Fiduciaries of estates and complex trusts can elect under IRC Section 663(b) to treat distributions made within the first 65 days of a new tax year as if they were paid on the last day of the preceding tax year.15Office of the Law Revision Counsel. 26 U.S. Code 663 – Special Rules Applicable to Sections 661 and 662 For a calendar-year trust, that means distributions made by roughly early March can be reported on the prior year’s return and passed through to beneficiaries on the prior year’s K-1.

The election is made by checking a box on page 2 of Form 1041 when the return is filed. Because the election is made on the return itself, filing an extension gives the fiduciary more time to decide whether making the election makes sense for that particular year. The distributions themselves must still happen within the 65-day window — the extension only buys time to decide whether to report them as prior-year distributions. Once made, the election is irrevocable for that tax year.

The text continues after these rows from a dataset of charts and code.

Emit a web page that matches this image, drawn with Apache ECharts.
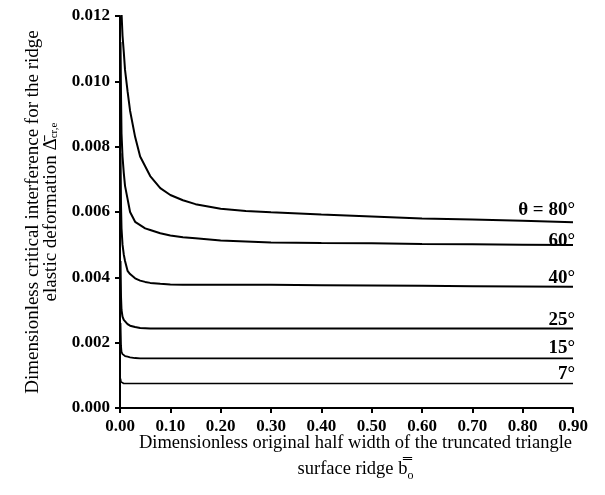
<!DOCTYPE html>
<html>
<head>
<meta charset="utf-8">
<script src="https://cdn.jsdelivr.net/npm/echarts@6/dist/echarts.min.js"></script>
<style>
  html, body { margin: 0; padding: 0; background: #fff; }
  #chart { width: 605px; height: 495px; }
</style>
</head>
<body>
<div id="chart"></div>
<script>
  // x positions shared by all curves (dimensionless half width b0)
  var bx = [0.001, 0.002, 0.003, 0.005, 0.0075, 0.01, 0.015, 0.02, 0.03, 0.04, 0.05, 0.06, 0.08, 0.1, 0.125, 0.15, 0.2, 0.25, 0.3, 0.4, 0.5, 0.6, 0.7, 0.8, 0.9];

  // critical interference for each ridge angle
  var th80 = [0.0135, 0.0125, 0.0121, 0.0114, 0.0109, 0.01035, 0.0097, 0.0091, 0.0083, 0.0077, 0.0074, 0.0071, 0.00673, 0.00652, 0.00636, 0.00624, 0.0061, 0.00603, 0.00599, 0.00592, 0.00586, 0.0058, 0.00577, 0.00573, 0.00569];
  var th60 = [0.0112, 0.0096, 0.0084, 0.0077, 0.0072, 0.0068, 0.0064, 0.0060, 0.0057, 0.0056, 0.0055, 0.00545, 0.00535, 0.00528, 0.00523, 0.0052, 0.00513, 0.0051, 0.00507, 0.00505, 0.00504, 0.00502, 0.00501, 0.005, 0.00499];
  var th40 = [0.0078, 0.0062, 0.0055, 0.0050, 0.0047, 0.0045, 0.0042, 0.0041, 0.00397, 0.0039, 0.00386, 0.00383, 0.0038, 0.00378, 0.00377, 0.00377, 0.00377, 0.00377, 0.00377, 0.00376, 0.00375, 0.00374, 0.00373, 0.00372, 0.00371];
  var th25 = [0.0045, 0.0034, 0.0030, 0.0028, 0.0027, 0.00265, 0.00257, 0.00252, 0.00248, 0.00245, 0.00244, 0.00243, 0.00243, 0.00243, 0.00243, 0.00243, 0.00243, 0.00243, 0.00243, 0.00243, 0.00243, 0.00243, 0.00243, 0.00243, 0.00243];
  var th15 = [0.0026, 0.0019, 0.00172, 0.00165, 0.00161, 0.00159, 0.00157, 0.00155, 0.00153, 0.00152, 0.00152, 0.00152, 0.00152, 0.00152, 0.00152, 0.00152, 0.00152, 0.00152, 0.00152, 0.00152, 0.00152, 0.00152, 0.00152, 0.00152, 0.00152];
  var th7 = [0.0009, 0.0008, 0.00077, 0.00075, 0.00075, 0.00075, 0.00075, 0.00075, 0.00075, 0.00075, 0.00075, 0.00075, 0.00075, 0.00075, 0.00075, 0.00075, 0.00075, 0.00075, 0.00075, 0.00075, 0.00075, 0.00075, 0.00075, 0.00075, 0.00075];

  var names = ['θ = 80°', '60°', '40°', '25°', '15°', '7°'];

  var serif = '"Liberation Serif", "Times New Roman", serif';

  function pairs(ys) {
    return bx.map(function (x, i) { return [x, ys[i]]; });
  }

  // dy: label shift against the end of its line, w: line width
  function curve(name, ys, dy, w) {
    return {
      name: name,
      type: 'line',
      data: pairs(ys),
      smooth: false,
      showSymbol: false,
      lineStyle: { color: '#000', width: w },
      endLabel: {
        show: true,
        formatter: name,
        align: 'right',
        verticalAlign: 'bottom',
        offset: [-6, dy],
        fontFamily: serif,
        fontSize: 19,
        fontWeight: 'bold',
        color: '#000'
      }
    };
  }

  const myChart = echarts.init(document.getElementById('chart'));
  var option = {
    animation: false,
    backgroundColor: '#fff',
    grid: { left: 120, right: 32, top: 16, bottom: 87 },
    xAxis: {
      type: 'value',
      min: 0,
      max: 0.9,
      interval: 0.1,
      name: 'Dimensionless original half width of the truncated triangle\n{a|surface ridge b̿}{s|o}',
      nameLocation: 'middle',
      nameGap: 22,
      nameMoveOverlap: false,
      nameTextStyle: {
        fontFamily: serif,
        fontSize: 18.5,
        color: '#000',
        lineHeight: 26,
        padding: [0, 0, 0, 18],
        rich: {
          a: { fontFamily: serif, fontSize: 18.5, color: '#000' },
          s: { fontFamily: serif, fontSize: 12, color: '#000', verticalAlign: 'bottom', padding: [7, 0, 0, 0] }
        }
      },
      axisLine: { lineStyle: { color: '#000', width: 2 } },
      axisTick: { length: 5, lineStyle: { color: '#000', width: 2 } },
      axisLabel: {
        margin: 10,
        fontFamily: serif,
        fontSize: 17,
        fontWeight: 'bold',
        color: '#000',
        formatter: function (v) { return v.toFixed(2); }
      },
      splitLine: { show: false }
    },
    yAxis: {
      type: 'value',
      min: 0,
      max: 0.012,
      interval: 0.002,
      name: 'Dimensionless critical interference for the ridge\n{a|elastic deformation Δ̄}{s|cr,e}',
      nameLocation: 'middle',
      nameGap: 60,
      nameMoveOverlap: false,
      nameTextStyle: {
        fontFamily: serif,
        fontSize: 19,
        color: '#000',
        lineHeight: 18,
        rich: {
          a: { fontFamily: serif, fontSize: 19, color: '#000' },
          s: { fontFamily: serif, fontSize: 11, color: '#000', verticalAlign: 'bottom', padding: [6, 0, 0, 0] }
        }
      },
      axisLine: { show: true, lineStyle: { color: '#000', width: 2 } },
      axisTick: { show: true, length: 5, lineStyle: { color: '#000', width: 2 } },
      axisLabel: {
        margin: 10,
        fontFamily: serif,
        fontSize: 17,
        fontWeight: 'bold',
        color: '#000',
        formatter: function (v) { return v.toFixed(3); }
      },
      splitLine: { show: false }
    },
    series: [
      curve(names[0], th80, -3, 2),
      curve(names[1], th60, 6, 2),
      curve(names[2], th40, 1, 2),
      curve(names[3], th25, 1, 2),
      curve(names[4], th15, -1, 1.8),
      curve(names[5], th7, 0, 1.6)
    ]
  };
  myChart.setOption(option);
</script>
</body>
</html>
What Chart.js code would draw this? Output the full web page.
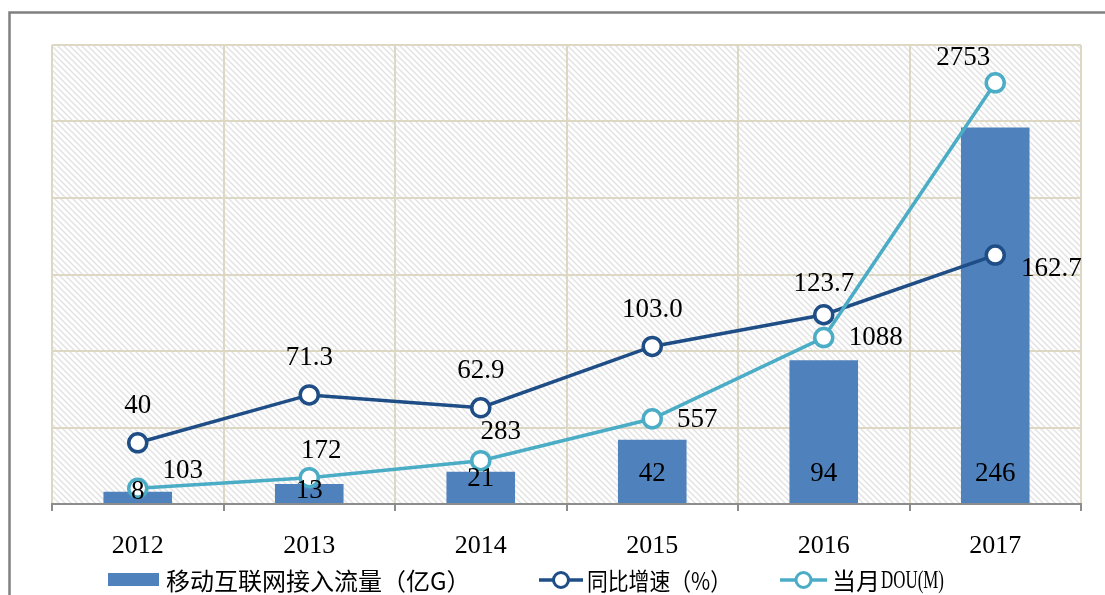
<!DOCTYPE html>
<html>
<head>
<meta charset="utf-8">
<script src="https://cdn.jsdelivr.net/npm/chart.js@4.4.1/dist/chart.umd.min.js"></script>
<style>
html,body{margin:0;padding:0;background:#fff;}
canvas{display:block;}
</style>
</head>
<body>
<canvas id="c" width="1105" height="595"></canvas>
<script>
// ---- data ----
const categories = ['2012', '2013', '2014', '2015', '2016', '2017'];
const traffic = [8, 13, 21, 42, 94, 246];                       // 移动互联网接入流量（亿G）
const growth = ['40', '71.3', '62.9', '103.0', '123.7', '162.7']; // 同比增速（%）
const dou = [103, 172, 283, 557, 1088, 2753];                    // 当月DOU(M)
const seriesNames = ['移动互联网接入流量（亿G）', '同比增速（%）', '当月DOU(M)'];

// ---- styles ----
const BAR = '#4F81BD', DARK = '#1F4E86', LIGHT = '#4BACC6';
const GRID = '#DDD8C3', AXIS = '#8C8C8C';
const NUMFONT = "'Liberation Serif', 'DejaVu Serif', serif";
const CJKFONT = "'Noto Sans CJK SC', sans-serif";

function makeHatch() {
  const n = 6, c = document.createElement('canvas');
  c.width = n; c.height = n;
  const g = c.getContext('2d');
  g.fillStyle = '#ffffff'; g.fillRect(0, 0, n, n);
  g.strokeStyle = '#E3E3E3'; g.lineWidth = 1.5;
  g.beginPath();
  g.moveTo(-1, -1); g.lineTo(n + 1, n + 1);
  g.moveTo(-1, n - 1); g.lineTo(1, n + 1);
  g.moveTo(n - 1, -1); g.lineTo(n + 1, 1);
  g.stroke();
  return c;
}

const backgroundPlugin = {
  id: 'bg',
  beforeDraw(chart) {
    const ctx = chart.ctx, a = chart.chartArea;
    ctx.save();
    ctx.fillStyle = '#fff';
    ctx.fillRect(0, 0, chart.width, chart.height);
    ctx.strokeStyle = '#808080'; ctx.lineWidth = 2.5;
    ctx.strokeRect(9.5, 12.5, 1300, 800);
    ctx.fillStyle = ctx.createPattern(makeHatch(), 'repeat');
    ctx.fillRect(a.left, a.top, a.right - a.left, a.bottom - a.top);
    ctx.restore();
  }
};

// label offsets (dx, dy). bars: relative to bar base; lines: relative to point
const labelOffsets = [
  [[0, -11], [0, -12], [0, -24], [0, -29], [0, -29], [0, -29]],
  [[0, -37], [0, -37], [0, -37], [0, -37], [0, -31], [56, 14]],
  [[45, -17], [12, -27], [20, -29], [45, 1], [52, 0], [-32, -25]]
];

const labelPlugin = {
  id: 'vlabels',
  afterDatasetsDraw(chart) {
    const ctx = chart.ctx;
    ctx.save();
    ctx.font = '27px ' + NUMFONT;
    ctx.fillStyle = '#000';
    ctx.textAlign = 'center';
    ctx.textBaseline = 'middle';
    chart.data.datasets.forEach((ds, di) => {
      const meta = chart.getDatasetMeta(di);
      meta.data.forEach((el, i) => {
        const off = labelOffsets[di][i];
        const y0 = ds.type === 'bar' ? el.base : el.y;
        ctx.fillText(String(ds.data[i]), el.x + off[0], y0 + off[1]);
      });
    });
    ctx.restore();
  }
};

const legendPlugin = {
  id: 'customLegend',
  afterDraw(chart) {
    const ctx = chart.ctx, cy = 580;
    ctx.save();
    // bar entry
    ctx.fillStyle = BAR;
    ctx.fillRect(108, 573, 51, 13);
    // line entries
    [[539, 583, DARK], [780, 827, LIGHT]].forEach(([x0, x1, col]) => {
      ctx.strokeStyle = col; ctx.lineWidth = 3.5;
      ctx.beginPath(); ctx.moveTo(x0, cy); ctx.lineTo(x1, cy); ctx.stroke();
      ctx.beginPath(); ctx.arc((x0 + x1) / 2, cy, 7.5, 0, Math.PI * 2);
      ctx.fillStyle = '#fff'; ctx.fill();
      ctx.lineWidth = 3; ctx.stroke();
    });
    ctx.fillStyle = '#000';
    ctx.textAlign = 'left';
    ctx.textBaseline = 'middle';
    ctx.font = '24px ' + CJKFONT;
    ctx.fillText(seriesNames[0], 166, cy + 1, 318);
    ctx.fillText(seriesNames[1], 587, cy + 1, 144);
    // third entry: CJK part + narrow latin part
    const cjk = seriesNames[2].slice(0, 2), lat = seriesNames[2].slice(2);
    ctx.fillText(cjk, 832, cy + 1, 48);
    ctx.font = '25px ' + NUMFONT;
    ctx.fillText(lat, 881, cy + 1, 63);
    ctx.restore();
  }
};

new Chart(document.getElementById('c'), {
  data: {
    labels: categories,
    datasets: [
      { type: 'bar', label: seriesNames[0], data: traffic, yAxisID: 'y',
        backgroundColor: BAR, barPercentage: 0.4, categoryPercentage: 1.0, order: 3 },
      { type: 'line', label: seriesNames[1], data: growth, yAxisID: 'y',
        borderColor: DARK, borderWidth: 3.5, pointRadius: 9, pointBorderWidth: 3.5,
        pointBackgroundColor: '#fff', pointBorderColor: DARK, tension: 0, order: 2 },
      { type: 'line', label: seriesNames[2], data: dou, yAxisID: 'y2',
        borderColor: LIGHT, borderWidth: 3.5, pointRadius: 9, pointBorderWidth: 3.5,
        pointBackgroundColor: '#fff', pointBorderColor: LIGHT, tension: 0, order: 1 }
    ]
  },
  options: {
    responsive: false,
    animation: false,
    devicePixelRatio: 1,
    layout: { padding: { left: 52, right: 24, top: 45, bottom: 31 } },
    plugins: { legend: { display: false }, tooltip: { enabled: false } },
    scales: {
      x: {
        offset: true,
        grid: { offset: true, color: GRID, lineWidth: 2, tickLength: 7, tickColor: AXIS, tickWidth: 2 },
        border: { color: AXIS, width: 2 },
        ticks: { color: '#000', font: { family: NUMFONT, size: 26 }, padding: 20, maxRotation: 0 },
        afterFit(s) { s.height = 60; }
      },
      y: {
        min: 0, max: 300,
        ticks: { display: false, stepSize: 50 },
        grid: { color: GRID, lineWidth: 2, drawTicks: false },
        border: { display: false },
        afterFit(s) { s.width = 0; }
      },
      y2: {
        min: 0, max: 3000, display: false
      }
    }
  },
  plugins: [backgroundPlugin, labelPlugin, legendPlugin]
});
</script>
</body>
</html>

This election matters most when a trust has significant income it wants to push out to beneficiaries in lower tax brackets. Trusts hit the top federal income tax bracket at relatively modest income levels, so distributing income rather than accumulating it can produce real tax savings. The 65-day rule gives fiduciaries a cushion to see how the full year played out before committing to those distributions.